Io sono sempre stato un aziendalista, quindi ho sempre lavorato per le varie società in modo molto aziendale. Poi io ho una regola: mi alzo alle 6 di mattina e leggo una serie di articoli scientifici finché non trovo qualcosa che non conosco. Adesso, siccome lo faccio da quando sono studente, se dovessi cominciare alle 6 di mattina e aspettare di leggere qualcosa che non so, aspetterei fino alle 23 di sera; quindi mi sono dato un target di tre articoli scientifici.
Al di là di questo, la necessità di aggiornamento non è vera solo in ambito scientifico, ma è vera in ogni ambita lavorativo e manuale.
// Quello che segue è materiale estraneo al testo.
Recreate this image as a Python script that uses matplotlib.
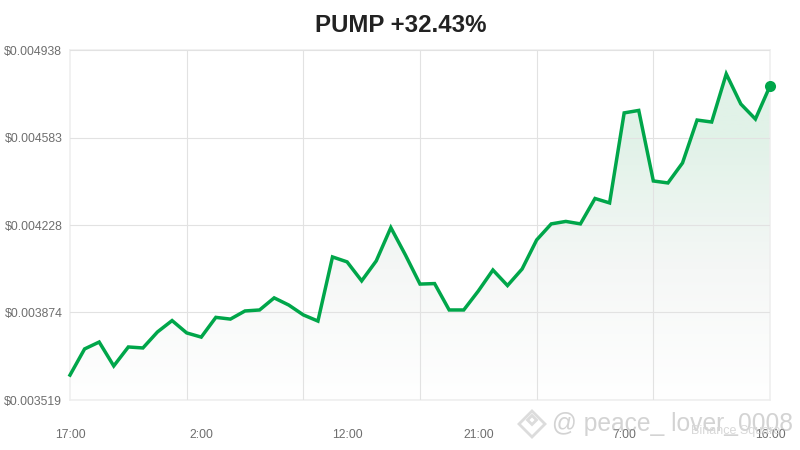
import matplotlib
matplotlib.use('Agg')
import matplotlib.pyplot as plt
import numpy as np
from matplotlib.patches import Polygon
from matplotlib.colors import LinearSegmentedColormap

plt.rcParams['font.family'] = ['Liberation Sans', 'DejaVu Sans']

title = 'PUMP +32.43%'
prices = [0.003620, 0.003726, 0.003754, 0.003657, 0.003734, 0.003730, 0.003795, 0.003841,
          0.003791, 0.003774, 0.003854, 0.003847, 0.003880, 0.003884, 0.003933, 0.003904,
          0.003864, 0.003839, 0.004099, 0.004079, 0.004002, 0.004083, 0.004218, 0.004107,
          0.003989, 0.003991, 0.003884, 0.003884, 0.003961, 0.004046, 0.003983, 0.004050,
          0.004168, 0.004233, 0.004243, 0.004233, 0.004336, 0.004318, 0.004683, 0.004693,
          0.004407, 0.004399, 0.004480, 0.004654, 0.004646, 0.004841, 0.004719, 0.004658,
          0.004792]
y_ticks = [0.003519, 0.003874, 0.004228, 0.004583, 0.004938]
x_tick_pos = [0, 9, 19, 28, 38, 48]
x_tick_labels = ['17:00', '2:00', '12:00', '21:00', '7:00', '16:00']
grid_pos = [8, 16, 24, 32, 40]

GREEN = '#00a64a'

fig = plt.figure(figsize=(8, 4.5), dpi=100)
ax = fig.add_axes([70 / 800, 50 / 450, 700 / 800, 350 / 450])

x = np.arange(len(prices))
ax.set_xlim(0, 48)
ax.set_ylim(y_ticks[0], y_ticks[-1])

# gradient under the line, clipped to the area below it
cmap = LinearSegmentedColormap.from_list('fade', ['#ffffff', '#f5f7f6', '#e1f2e8'])
grad = np.linspace(1, 0, 256).reshape(-1, 1)
extent = (0, 48, y_ticks[0], y_ticks[-1])
img = ax.imshow(grad, cmap=cmap, extent=extent, aspect='auto', zorder=1, vmin=0.0, vmax=0.75)
clip = Polygon(list(zip(x, prices)) + [(48, y_ticks[0]), (0, y_ticks[0])], closed=True,
               transform=ax.transData, facecolor='none', edgecolor='none')
ax.add_patch(clip)
img.set_clip_path(clip)

ax.set_yticks(y_ticks)
ax.set_yticklabels([f'${v:.6f}' for v in y_ticks])
ax.set_xticks(x_tick_pos)
ax.set_xticklabels(x_tick_labels)
ax.set_xticks(grid_pos, minor=True)
ax.tick_params(axis='both', which='both', length=0, labelsize=8.8, labelcolor='#6e6e6e')
ax.tick_params(axis='x', pad=21)
ax.tick_params(axis='y', pad=5.5)
ax.grid(True, axis='y', which='major', color='#e2e2e2', lw=0.8, zorder=2)
ax.grid(True, axis='x', which='minor', color='#e2e2e2', lw=0.8, zorder=2)
ax.set_axisbelow(False)
for spine in ax.spines.values():
    spine.set_color('#eeeeee')
    spine.set_linewidth(1.1)

ax.plot(x, prices, color=GREEN, lw=2.5, zorder=4, solid_joinstyle='miter', clip_on=False)
ax.plot(x[-1], prices[-1], 'o', color=GREEN, ms=8, mew=0, zorder=5, clip_on=False)

fig.text(0.5 + 0.5 / 800, 1 - 25 / 450, title, ha='center', va='center', fontsize=17.3,
         fontweight='bold', color='#222222')

# watermark
fig.text(552 / 800, 1 - 424 / 450, '@ peace_ lover_0008', ha='left', va='center', fontsize=17.7,
         color='#a8a8a8', alpha=0.5, zorder=1)
fig.text(691 / 800, 1 - 431 / 450, 'Binance Square', ha='left', va='center', fontsize=9,
         color='#d8d8d8', zorder=1)
for cx, cy, s in [(532, 424, 13), (532, 420, 4.5)]:
    pts = [((cx + dx) / 800, 1 - (cy + dy) / 450) for dx, dy in [(0, -s), (s, 0), (0, s), (-s, 0)]]
    fig.add_artist(Polygon(pts, closed=True, transform=fig.transFigure, facecolor='none',
                           edgecolor='#dcdcdc', lw=2, zorder=1))

fig.savefig('out.png', dpi=100)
Al giorno d’oggi, in un mondo che purtroppo o per fortuna va ai mille all’ora, l’aggiornamento è essenziale a tutti i livelli.
Il problema è che a una certa età non hai più voglia di metterti in discussione e fisiologicamente la vita ti porta a fermarti, ma questo è giusto che sia così. Quando sei giovane hai molto entusiasmo e curiosità, ma a un certo punto la vita porta ad appiattirti e l’energia e la curiosità vengono meno, anche se non per tutti è così.

 

Come si capisce quale sia la tecnica riabilitativa migliore per un giocatore infortunato, quando si hanno diverse alternative a disposizione? E le è mai capitato di utilizzare un giocatore come “cavia” applicandogli una tecnica innovativa che non aveva mai sperimentato e della quale non era certo dell’esito positivo?

Intanto bisogna sempre pensare che la centralità deve essere il paziente. C’è una chirurgia che deve fatta su misura per il paziente, che la deve accettare e condividere fin dal primo istante.
I consigli chirurgici sono sempre difficili e impegnativi; il nostro ruolo è quello di consigliare al meglio il paziente senza imporre le nostre scelte. È giusto che il paziente faccia la propria scelta, noi dobbiamo dargli consapevolezza perché non sempre il paziente ha gli strumenti per fare una scelta ottimale.
Generalmente se c’è un quadro clinico che permette una scelta tra un piano conservativo e uno chirurgico, una delle regole della medicina è andare dal minimo dell’invasività al massimo della stessa. Poi non sempre la scelta che si compie si rivela essere la migliore e, talvolta, può fallire, ma questo fa parte del gioco, del rischio e della medicina.

 

Ad oggi riveste il ruolo di coordinatore del dipartimento performance del Psg. Nel calcio dilettantistico, dove i giocatori non si allenano costantemente durante l’estate e dove non seguono una dieta specifica come i calciatori professionisti, quale ritiene che sia il metodo di preparazione atletica più adatto per iniziare al meglio la stagione, riducendo il più possibile al tempo stesso il pericolo di infortuni?

Ci sono degli sport con grande connotazione tecnica e sport con grande connotazione fisica; in mezzo ci sta tutto.
Nel calcio non è necessaria questa grande prestanza fisica, ma c’è una parte importantissima dal punto di vista tecnico. Certo c’è anche una parte atletica che è bene avere e mantenere, ma non è tutto. Dal punto di vista salutistico, sarebbe importante mantenere una vita sana.
Nel calcio ci sono parametri che sono facilmente costruibili con allenamenti alla portata di tutti i dilettanti, basta farlo in modo costante, senza pensare che con il ritiro si risolvano tutti i problemi. Anzi il ritiro è fare le cose a rovescio perché si inverte il modo di fare le cose: l’atleta viene da un periodo di scarsa o nulla attività fisica e comincia con una programmazione intensa e dura, per cui è anche più facile infortunarsi.
Il processo di allenamento non deve durare soltanto nel periodo estivo o preparatorio ma durante tutto l’anno in modo programmatico e sistematico, cosa che generalmente non si fa. Non c’è nessuna ragione metodologica e fisiologica che possa avvallare la tesi per cui quando si torna dalle vacanze dopo un periodo di bassa attività fisica, si debba iniziarsi ad allenare due volte al giorno per cinque giorni di fila. A dimostrazione che nel calcio si fanno le cose al contrario.